→ **DATASET ROWS**
★ ★ ★ ★ ★ ★ ★

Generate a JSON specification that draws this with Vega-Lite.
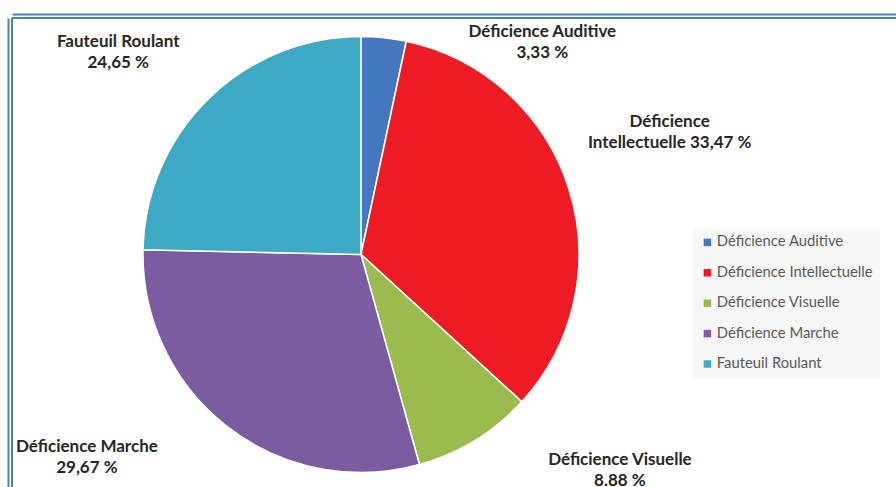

★ ★ ★ ★ ★ ★ ★

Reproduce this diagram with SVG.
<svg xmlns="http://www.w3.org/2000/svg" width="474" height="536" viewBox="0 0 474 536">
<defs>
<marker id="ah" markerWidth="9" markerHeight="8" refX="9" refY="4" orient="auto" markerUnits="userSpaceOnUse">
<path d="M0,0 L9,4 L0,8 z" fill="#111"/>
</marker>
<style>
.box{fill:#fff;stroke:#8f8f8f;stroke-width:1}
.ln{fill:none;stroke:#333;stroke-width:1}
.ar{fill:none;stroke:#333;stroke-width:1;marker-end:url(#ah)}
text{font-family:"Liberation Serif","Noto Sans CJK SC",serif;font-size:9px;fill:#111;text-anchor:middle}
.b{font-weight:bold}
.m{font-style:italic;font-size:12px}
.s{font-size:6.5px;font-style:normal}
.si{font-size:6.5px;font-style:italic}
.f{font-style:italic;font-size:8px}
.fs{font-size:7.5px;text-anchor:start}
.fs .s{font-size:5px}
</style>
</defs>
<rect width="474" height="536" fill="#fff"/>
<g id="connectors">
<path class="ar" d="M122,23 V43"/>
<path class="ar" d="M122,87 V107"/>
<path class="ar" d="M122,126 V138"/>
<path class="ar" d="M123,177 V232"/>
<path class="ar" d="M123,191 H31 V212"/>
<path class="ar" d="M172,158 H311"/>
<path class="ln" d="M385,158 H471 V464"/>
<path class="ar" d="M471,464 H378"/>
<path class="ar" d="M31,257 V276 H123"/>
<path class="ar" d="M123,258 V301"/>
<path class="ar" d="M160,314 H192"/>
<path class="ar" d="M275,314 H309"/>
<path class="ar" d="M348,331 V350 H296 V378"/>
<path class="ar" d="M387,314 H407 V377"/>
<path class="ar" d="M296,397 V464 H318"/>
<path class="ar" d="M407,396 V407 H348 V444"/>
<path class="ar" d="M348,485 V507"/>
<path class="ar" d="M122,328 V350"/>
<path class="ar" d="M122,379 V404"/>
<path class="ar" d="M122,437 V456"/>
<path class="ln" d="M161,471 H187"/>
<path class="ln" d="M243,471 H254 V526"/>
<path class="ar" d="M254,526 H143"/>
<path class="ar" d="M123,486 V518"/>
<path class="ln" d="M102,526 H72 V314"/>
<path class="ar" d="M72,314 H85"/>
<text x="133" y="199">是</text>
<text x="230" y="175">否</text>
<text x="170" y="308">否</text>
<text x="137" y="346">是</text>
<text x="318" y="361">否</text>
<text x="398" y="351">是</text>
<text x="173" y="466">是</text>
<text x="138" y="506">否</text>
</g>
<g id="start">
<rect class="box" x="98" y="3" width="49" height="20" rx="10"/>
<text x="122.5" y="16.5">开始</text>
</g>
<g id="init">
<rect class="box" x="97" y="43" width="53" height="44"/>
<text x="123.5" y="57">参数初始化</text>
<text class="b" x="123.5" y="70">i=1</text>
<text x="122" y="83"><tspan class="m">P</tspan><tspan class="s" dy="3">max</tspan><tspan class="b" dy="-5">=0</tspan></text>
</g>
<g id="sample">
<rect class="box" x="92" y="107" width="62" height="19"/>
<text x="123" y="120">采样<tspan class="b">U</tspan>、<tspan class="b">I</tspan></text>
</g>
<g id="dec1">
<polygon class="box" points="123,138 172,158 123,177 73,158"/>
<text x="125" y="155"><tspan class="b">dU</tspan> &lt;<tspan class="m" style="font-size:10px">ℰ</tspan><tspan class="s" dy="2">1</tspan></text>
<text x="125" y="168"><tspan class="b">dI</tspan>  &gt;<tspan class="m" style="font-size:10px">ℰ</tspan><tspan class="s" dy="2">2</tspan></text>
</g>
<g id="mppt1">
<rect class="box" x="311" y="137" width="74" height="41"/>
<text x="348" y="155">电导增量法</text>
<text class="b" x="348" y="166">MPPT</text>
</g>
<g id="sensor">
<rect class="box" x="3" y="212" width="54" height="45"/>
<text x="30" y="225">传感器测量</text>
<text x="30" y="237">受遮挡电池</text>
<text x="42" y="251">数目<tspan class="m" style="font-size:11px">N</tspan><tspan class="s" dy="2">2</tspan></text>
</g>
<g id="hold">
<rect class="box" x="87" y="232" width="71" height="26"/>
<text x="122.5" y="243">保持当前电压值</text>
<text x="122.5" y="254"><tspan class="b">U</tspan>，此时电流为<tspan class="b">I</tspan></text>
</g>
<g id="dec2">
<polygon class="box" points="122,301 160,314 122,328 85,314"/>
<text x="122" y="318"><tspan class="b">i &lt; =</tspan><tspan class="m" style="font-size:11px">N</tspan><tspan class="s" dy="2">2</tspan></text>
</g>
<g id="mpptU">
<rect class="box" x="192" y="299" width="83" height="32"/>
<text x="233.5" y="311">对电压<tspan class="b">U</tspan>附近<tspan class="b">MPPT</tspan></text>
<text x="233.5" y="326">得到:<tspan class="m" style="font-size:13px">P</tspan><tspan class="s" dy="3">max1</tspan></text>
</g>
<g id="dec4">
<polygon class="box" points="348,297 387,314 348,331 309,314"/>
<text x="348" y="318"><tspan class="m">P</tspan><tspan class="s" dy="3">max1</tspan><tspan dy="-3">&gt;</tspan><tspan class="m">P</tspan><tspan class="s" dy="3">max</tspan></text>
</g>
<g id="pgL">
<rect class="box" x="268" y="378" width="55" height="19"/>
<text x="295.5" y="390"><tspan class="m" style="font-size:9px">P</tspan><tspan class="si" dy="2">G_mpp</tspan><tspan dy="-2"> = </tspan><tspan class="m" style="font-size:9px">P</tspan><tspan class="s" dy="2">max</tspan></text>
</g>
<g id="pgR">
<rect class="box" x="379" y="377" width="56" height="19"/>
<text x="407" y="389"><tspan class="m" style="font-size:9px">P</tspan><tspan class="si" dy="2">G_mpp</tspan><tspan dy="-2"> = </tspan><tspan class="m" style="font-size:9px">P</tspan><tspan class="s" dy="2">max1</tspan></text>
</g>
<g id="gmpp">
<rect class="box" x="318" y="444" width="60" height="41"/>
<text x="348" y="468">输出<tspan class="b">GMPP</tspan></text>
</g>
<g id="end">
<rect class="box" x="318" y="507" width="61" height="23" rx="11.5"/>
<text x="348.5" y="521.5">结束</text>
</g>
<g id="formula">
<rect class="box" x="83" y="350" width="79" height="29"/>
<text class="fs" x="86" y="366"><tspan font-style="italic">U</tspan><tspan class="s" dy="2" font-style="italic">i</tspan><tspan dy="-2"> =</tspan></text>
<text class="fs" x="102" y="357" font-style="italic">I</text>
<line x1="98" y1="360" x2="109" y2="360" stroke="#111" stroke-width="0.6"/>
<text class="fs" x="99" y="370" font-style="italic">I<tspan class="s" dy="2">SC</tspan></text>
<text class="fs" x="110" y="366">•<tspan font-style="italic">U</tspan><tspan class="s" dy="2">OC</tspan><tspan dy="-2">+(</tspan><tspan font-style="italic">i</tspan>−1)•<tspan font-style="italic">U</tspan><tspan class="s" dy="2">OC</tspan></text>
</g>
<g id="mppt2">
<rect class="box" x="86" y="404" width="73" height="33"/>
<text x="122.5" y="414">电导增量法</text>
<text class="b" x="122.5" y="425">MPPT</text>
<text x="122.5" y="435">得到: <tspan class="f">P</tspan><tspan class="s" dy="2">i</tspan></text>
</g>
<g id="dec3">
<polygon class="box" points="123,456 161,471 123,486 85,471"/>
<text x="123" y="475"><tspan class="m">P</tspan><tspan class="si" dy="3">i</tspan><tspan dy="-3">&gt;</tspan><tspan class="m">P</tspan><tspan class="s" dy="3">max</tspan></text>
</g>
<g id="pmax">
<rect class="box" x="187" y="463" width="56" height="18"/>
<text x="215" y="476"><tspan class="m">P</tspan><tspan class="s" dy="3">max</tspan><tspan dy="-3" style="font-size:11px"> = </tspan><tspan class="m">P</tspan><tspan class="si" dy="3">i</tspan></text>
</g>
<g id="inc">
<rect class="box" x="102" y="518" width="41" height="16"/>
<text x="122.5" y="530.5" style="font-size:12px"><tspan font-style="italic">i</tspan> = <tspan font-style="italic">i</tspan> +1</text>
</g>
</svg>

★ ★ ★ ★ ★ ★ ★

→ **WHAT IS NEEDED**
Determine how many lines include the word "with" and report that number by itself.

→ **SOLUTION FOR THIS PROBLEM**
2